### REQUIRED TASK
Up to and including the line with "102.9, 103.5, 104.4];", write out the listing from its first line, minus the pictures.

### WORKING DATA

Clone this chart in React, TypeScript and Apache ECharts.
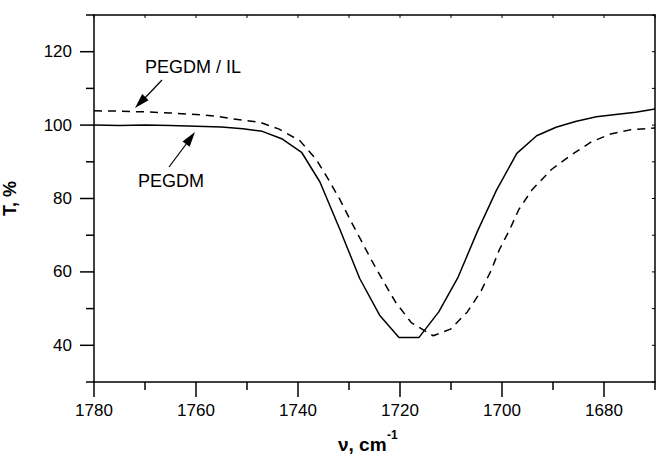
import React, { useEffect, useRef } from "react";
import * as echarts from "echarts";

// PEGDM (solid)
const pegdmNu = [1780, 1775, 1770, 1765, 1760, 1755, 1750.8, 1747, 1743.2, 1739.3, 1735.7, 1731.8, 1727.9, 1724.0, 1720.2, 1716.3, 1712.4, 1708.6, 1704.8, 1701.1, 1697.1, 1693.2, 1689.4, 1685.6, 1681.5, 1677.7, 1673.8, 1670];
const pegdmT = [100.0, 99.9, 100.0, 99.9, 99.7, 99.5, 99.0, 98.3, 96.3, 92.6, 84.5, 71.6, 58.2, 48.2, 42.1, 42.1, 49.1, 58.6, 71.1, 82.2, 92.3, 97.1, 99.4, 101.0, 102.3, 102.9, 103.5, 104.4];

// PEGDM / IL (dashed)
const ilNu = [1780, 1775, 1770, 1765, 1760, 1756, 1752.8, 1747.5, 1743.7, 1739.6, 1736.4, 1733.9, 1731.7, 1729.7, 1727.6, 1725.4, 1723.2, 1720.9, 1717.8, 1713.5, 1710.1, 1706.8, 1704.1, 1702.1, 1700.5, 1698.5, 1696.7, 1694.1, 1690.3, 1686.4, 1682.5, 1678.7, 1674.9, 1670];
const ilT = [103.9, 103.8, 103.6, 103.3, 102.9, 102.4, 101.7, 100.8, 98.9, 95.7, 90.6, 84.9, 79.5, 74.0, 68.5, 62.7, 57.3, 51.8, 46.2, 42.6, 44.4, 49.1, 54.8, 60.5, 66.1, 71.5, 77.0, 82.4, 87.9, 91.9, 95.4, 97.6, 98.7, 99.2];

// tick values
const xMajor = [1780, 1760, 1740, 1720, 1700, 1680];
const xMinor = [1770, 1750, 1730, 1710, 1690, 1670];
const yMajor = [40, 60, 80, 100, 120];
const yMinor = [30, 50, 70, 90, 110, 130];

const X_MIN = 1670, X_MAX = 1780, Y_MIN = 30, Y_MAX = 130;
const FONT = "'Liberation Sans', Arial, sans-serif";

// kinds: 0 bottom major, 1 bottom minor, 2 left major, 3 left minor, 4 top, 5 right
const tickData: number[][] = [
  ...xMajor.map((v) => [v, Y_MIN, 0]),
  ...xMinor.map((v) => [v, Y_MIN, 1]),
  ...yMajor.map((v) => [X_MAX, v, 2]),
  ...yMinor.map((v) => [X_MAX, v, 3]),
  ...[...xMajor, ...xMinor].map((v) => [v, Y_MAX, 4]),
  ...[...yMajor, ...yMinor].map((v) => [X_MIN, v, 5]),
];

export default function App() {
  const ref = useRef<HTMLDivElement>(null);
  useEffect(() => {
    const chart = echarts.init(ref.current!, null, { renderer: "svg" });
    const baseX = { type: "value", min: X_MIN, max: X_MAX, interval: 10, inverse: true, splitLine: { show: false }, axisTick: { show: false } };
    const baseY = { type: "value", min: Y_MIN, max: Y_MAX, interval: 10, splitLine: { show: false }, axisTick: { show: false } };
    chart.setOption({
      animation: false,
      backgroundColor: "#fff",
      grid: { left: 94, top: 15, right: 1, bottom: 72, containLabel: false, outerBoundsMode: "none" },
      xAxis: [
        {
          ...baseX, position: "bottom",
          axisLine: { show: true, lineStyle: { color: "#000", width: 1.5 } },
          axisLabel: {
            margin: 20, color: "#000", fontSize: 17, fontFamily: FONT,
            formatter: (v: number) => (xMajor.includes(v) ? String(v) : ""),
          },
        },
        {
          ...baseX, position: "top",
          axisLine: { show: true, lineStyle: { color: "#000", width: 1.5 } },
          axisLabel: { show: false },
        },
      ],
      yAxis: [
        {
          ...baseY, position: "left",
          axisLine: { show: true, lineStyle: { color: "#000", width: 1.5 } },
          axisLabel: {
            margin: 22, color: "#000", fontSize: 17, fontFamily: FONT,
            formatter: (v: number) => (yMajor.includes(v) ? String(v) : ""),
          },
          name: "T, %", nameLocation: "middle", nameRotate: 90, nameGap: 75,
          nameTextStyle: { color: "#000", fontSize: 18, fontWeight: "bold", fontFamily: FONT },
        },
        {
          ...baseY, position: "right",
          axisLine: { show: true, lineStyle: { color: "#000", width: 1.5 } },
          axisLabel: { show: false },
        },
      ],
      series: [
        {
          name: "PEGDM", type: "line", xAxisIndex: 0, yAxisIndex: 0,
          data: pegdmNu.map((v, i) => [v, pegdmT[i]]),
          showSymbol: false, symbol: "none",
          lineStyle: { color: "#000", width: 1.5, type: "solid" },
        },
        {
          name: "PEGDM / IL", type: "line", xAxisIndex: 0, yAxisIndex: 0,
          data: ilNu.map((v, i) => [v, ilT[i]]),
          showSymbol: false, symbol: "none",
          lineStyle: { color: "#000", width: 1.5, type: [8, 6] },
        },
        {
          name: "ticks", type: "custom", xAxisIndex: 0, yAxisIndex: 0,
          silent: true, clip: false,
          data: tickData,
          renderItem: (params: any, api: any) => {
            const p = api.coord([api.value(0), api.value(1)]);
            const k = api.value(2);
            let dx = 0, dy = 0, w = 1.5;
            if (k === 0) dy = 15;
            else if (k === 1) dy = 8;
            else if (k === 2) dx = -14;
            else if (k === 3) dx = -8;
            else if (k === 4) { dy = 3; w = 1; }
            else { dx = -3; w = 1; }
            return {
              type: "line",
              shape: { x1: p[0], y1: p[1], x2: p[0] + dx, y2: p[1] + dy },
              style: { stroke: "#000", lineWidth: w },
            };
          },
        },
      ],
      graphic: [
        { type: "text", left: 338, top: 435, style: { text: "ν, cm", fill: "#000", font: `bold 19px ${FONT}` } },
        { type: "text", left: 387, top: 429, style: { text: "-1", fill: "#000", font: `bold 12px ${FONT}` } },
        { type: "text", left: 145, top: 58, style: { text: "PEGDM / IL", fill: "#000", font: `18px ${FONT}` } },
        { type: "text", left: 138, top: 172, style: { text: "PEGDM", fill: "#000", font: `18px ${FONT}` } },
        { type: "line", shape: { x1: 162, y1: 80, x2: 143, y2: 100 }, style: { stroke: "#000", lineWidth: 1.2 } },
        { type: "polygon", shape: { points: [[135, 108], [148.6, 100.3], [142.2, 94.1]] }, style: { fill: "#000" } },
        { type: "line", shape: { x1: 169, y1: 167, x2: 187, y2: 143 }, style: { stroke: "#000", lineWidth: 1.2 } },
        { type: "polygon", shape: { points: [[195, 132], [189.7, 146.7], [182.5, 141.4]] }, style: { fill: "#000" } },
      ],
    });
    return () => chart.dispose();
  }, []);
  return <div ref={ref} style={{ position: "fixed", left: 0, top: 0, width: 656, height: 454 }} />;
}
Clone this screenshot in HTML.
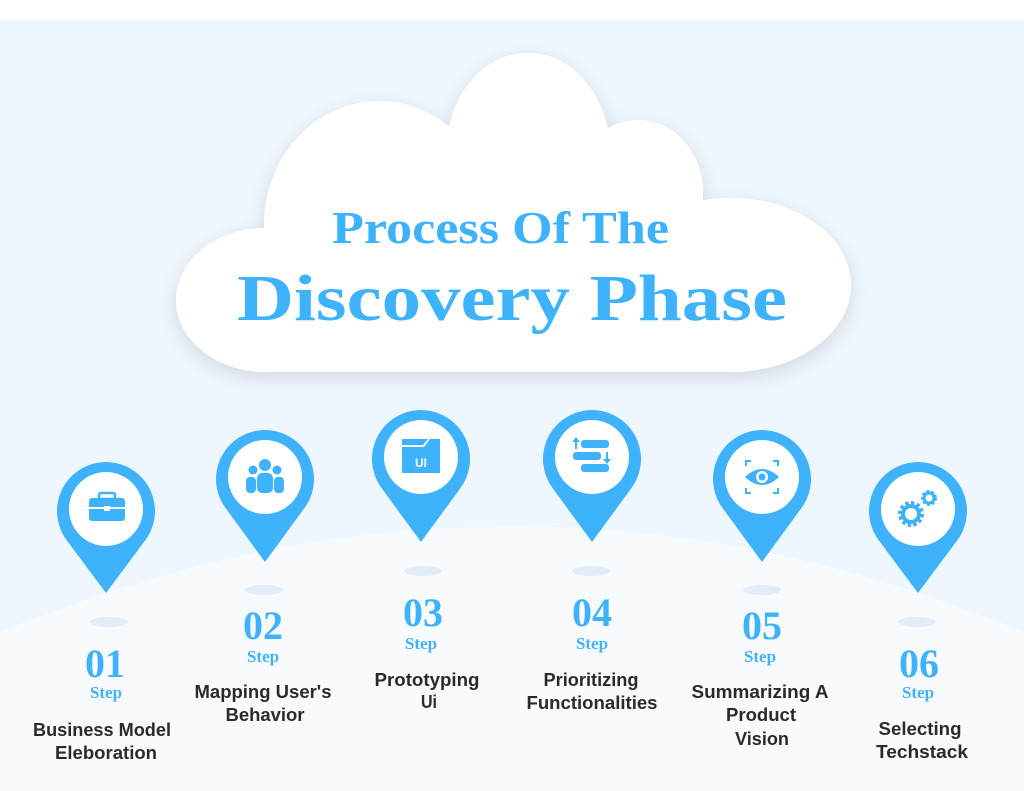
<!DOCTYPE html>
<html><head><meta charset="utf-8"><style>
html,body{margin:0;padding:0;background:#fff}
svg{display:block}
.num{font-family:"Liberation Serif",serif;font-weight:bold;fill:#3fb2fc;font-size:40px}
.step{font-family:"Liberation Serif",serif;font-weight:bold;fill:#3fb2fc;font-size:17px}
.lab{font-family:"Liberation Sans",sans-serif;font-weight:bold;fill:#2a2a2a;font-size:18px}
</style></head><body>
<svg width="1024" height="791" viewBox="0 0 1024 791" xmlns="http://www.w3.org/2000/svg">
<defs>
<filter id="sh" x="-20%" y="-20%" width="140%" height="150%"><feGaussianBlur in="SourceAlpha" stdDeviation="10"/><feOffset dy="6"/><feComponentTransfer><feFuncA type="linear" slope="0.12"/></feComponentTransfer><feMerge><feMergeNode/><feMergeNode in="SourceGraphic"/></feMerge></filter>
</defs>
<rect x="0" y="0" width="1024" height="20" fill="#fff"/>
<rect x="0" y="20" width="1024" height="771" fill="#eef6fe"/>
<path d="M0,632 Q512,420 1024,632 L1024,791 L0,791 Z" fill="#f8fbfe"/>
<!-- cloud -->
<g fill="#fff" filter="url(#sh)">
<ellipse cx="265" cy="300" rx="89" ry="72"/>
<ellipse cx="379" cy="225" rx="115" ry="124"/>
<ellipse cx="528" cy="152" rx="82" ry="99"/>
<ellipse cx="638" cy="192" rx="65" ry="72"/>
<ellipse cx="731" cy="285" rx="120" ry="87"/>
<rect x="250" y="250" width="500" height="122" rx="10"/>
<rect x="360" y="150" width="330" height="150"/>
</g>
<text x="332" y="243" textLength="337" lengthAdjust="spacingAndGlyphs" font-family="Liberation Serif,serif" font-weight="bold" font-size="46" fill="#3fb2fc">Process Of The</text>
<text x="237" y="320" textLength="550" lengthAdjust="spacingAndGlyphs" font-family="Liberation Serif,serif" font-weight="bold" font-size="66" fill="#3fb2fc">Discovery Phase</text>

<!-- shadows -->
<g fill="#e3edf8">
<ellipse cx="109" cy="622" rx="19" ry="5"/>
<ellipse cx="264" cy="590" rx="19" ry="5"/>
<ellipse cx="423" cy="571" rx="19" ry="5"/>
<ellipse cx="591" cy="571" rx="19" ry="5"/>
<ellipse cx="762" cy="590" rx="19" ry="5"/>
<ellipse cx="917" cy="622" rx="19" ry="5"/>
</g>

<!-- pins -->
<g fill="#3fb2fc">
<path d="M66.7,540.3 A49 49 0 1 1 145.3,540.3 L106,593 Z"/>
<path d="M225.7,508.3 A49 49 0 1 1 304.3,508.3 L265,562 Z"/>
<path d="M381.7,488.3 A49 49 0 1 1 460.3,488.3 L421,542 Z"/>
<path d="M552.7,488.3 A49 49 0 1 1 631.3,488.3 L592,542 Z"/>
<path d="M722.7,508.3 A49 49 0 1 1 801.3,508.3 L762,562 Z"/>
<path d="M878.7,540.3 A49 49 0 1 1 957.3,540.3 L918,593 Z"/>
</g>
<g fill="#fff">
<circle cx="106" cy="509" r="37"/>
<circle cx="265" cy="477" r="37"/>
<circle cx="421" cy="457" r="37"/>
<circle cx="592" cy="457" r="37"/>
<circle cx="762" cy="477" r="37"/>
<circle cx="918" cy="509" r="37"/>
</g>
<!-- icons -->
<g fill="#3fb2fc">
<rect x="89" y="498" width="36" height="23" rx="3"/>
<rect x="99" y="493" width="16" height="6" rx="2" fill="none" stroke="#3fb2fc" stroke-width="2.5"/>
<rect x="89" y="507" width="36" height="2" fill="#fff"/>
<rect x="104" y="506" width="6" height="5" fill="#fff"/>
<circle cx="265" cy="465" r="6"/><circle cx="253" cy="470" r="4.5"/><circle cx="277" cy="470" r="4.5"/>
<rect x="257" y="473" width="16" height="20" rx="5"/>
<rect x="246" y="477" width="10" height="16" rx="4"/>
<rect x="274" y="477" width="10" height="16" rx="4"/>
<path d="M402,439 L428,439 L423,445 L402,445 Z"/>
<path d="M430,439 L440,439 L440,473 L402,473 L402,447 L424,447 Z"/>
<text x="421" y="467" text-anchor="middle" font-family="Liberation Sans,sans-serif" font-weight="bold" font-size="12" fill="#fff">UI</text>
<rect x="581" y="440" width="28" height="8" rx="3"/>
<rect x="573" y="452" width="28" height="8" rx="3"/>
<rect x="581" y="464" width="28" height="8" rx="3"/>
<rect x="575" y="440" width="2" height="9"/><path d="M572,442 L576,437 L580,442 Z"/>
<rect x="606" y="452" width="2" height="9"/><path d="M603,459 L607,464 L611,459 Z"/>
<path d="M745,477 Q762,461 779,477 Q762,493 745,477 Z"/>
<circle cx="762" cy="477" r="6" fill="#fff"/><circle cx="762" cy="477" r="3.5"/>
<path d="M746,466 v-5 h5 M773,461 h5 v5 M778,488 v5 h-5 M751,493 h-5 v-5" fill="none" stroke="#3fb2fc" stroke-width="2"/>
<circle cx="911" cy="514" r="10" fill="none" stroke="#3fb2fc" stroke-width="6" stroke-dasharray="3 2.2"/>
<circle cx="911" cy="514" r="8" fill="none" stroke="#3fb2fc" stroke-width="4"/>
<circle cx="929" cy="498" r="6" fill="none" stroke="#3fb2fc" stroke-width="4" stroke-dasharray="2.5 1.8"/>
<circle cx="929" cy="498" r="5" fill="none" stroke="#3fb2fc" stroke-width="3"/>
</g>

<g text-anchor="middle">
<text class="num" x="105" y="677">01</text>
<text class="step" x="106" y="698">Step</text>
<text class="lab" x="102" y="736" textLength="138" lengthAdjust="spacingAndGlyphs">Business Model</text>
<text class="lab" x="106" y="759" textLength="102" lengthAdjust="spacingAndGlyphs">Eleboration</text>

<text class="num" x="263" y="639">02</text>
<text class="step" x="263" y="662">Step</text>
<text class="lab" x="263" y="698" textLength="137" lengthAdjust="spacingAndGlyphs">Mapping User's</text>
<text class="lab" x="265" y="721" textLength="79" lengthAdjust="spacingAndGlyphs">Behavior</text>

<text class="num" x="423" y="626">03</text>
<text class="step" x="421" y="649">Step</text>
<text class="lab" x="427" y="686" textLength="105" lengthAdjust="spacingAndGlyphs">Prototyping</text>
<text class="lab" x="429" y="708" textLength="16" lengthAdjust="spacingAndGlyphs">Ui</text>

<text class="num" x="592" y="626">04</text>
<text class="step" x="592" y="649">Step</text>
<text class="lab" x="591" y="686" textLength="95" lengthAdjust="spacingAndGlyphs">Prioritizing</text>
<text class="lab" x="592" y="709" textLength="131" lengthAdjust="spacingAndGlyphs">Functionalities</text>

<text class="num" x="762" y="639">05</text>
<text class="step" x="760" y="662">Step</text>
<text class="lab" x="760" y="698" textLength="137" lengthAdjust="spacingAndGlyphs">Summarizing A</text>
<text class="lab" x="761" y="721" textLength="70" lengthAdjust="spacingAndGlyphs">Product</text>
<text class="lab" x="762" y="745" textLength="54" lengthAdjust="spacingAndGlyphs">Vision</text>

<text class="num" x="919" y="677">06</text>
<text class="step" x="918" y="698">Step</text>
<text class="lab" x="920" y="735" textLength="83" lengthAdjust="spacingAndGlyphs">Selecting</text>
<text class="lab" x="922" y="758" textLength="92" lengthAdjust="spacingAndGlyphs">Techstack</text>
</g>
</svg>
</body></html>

### SOLUTION FOR THIS TASK
Clone this chart in React, TypeScript and Apache ECharts.
import React, { useEffect, useRef } from "react";
import * as echarts from "echarts";

// PEGDM (solid)
const pegdmNu = [1780, 1775, 1770, 1765, 1760, 1755, 1750.8, 1747, 1743.2, 1739.3, 1735.7, 1731.8, 1727.9, 1724.0, 1720.2, 1716.3, 1712.4, 1708.6, 1704.8, 1701.1, 1697.1, 1693.2, 1689.4, 1685.6, 1681.5, 1677.7, 1673.8, 1670];
const pegdmT = [100.0, 99.9, 100.0, 99.9, 99.7, 99.5, 99.0, 98.3, 96.3, 92.6, 84.5, 71.6, 58.2, 48.2, 42.1, 42.1, 49.1, 58.6, 71.1, 82.2, 92.3, 97.1, 99.4, 101.0, 102.3, 102.9, 103.5, 104.4];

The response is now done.